Chamo atenção no parágrafo acima, para uma palavra chave: possibilidade. O protocolo de Kyoto, é bem verdade é filho de uma força inexorável, seus efeitos nos mercados e no meio ambiente mostrar-se-ão mais dia menos dia. Entretanto, amarrar o futuro do setor produtivo amazônida e a contribuição que este pode dar à balança comercial de um país que diz “exportar ou morrer” a uma possibilidade que acontecerá, de forma ainda indefinida, mais dia menos dia é,a meu ver, suicídio.
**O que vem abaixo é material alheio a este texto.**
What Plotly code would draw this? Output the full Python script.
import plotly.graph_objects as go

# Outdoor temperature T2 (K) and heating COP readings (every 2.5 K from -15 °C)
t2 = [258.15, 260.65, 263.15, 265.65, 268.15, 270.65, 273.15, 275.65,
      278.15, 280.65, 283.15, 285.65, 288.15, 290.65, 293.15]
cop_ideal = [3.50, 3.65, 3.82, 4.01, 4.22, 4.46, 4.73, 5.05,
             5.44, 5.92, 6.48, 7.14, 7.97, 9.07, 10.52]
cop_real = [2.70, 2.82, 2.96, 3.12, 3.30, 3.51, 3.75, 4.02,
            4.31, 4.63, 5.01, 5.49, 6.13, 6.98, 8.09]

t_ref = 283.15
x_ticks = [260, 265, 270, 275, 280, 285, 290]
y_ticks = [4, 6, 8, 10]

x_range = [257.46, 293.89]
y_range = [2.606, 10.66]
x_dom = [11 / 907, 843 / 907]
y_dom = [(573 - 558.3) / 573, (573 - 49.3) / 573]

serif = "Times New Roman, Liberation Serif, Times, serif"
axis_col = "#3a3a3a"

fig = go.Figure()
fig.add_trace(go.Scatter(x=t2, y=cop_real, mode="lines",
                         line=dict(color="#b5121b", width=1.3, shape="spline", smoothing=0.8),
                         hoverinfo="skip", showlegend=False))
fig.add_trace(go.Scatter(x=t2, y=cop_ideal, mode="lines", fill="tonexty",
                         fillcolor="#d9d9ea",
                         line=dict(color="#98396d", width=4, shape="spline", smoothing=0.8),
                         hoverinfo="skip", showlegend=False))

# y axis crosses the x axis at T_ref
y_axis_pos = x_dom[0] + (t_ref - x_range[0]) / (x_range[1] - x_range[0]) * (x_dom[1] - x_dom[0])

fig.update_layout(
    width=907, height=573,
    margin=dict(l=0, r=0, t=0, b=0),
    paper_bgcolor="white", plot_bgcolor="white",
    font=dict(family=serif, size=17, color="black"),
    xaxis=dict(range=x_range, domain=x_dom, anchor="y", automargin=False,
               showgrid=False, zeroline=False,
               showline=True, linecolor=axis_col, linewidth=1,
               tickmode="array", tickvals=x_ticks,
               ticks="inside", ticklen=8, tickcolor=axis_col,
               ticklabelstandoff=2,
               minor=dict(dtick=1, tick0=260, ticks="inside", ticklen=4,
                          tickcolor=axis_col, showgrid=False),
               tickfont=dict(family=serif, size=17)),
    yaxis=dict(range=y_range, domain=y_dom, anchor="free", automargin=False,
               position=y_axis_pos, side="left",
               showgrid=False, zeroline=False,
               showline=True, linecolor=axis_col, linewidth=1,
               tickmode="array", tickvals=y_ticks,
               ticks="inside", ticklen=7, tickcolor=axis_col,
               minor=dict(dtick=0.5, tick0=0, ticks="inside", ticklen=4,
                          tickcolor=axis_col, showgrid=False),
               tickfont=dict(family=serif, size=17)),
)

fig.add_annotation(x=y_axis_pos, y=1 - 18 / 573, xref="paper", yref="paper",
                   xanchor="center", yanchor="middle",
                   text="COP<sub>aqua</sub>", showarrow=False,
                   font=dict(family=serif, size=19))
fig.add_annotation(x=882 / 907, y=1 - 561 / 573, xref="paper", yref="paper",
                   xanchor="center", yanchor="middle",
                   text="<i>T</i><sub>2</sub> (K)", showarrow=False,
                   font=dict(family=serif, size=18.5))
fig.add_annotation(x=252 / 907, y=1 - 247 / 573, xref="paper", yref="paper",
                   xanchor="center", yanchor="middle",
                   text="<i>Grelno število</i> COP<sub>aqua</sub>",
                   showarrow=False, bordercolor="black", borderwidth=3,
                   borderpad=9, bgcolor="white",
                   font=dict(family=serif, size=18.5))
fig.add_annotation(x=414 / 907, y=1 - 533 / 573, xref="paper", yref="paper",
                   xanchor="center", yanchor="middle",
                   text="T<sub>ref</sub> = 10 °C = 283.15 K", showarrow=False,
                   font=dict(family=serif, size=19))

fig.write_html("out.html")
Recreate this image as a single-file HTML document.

Sem mencionar o fato de que os MDL’s não contemplam projetos com floresta nativa e que o próprio Protocolo de Kyoto está enfraquecido pela recusa dos Estados Unidos em assumir os compromissos estabelecidas na reunião.

Fala-se em modelo de desenvolvimento para a Amazônia estabelecendo-se uma dicotomia entre o modelo produtivista, arcaico, contrário a nova ordem mundial, politicamente incorreto e que degrada o meio ambiente — o mal — e o preservacionista, moderno, antenado com a nova ordem mundial, ecologicamente correto e limpo — o bem. Visão simples demais para nortear decisões que afetarão a vida de milhões.A Amazônia nunca teve um modelo de desenvolvimento adequado porque todos os anteriores foram impostos a ela, à revelia de quem nela vive e ignorando quem nela vive exatamente como ocorre agora nas discussões do novo código florestal brasileiro.

Toda essa celeuma se resolve atacando-se o cerne do problema mencionado no início desse texto. O ônus da manutenção de parte da floresta amazônica não pode e não deve ser do setor produtivo, como querem as ONG’s, o que não quer dizer que ela (a floresta) deve ser utilizada para produzir grãos ou carne. A nova proposta em discussão mantém os percentuais de reserva legal, entretanto contabiliza esses percentuais por bacia hidrográfica e não por propriedade individual, o que é muito mais racional. Preserva-se ao mesmo tempo recursos florestais e hídricos sem onerar a produção.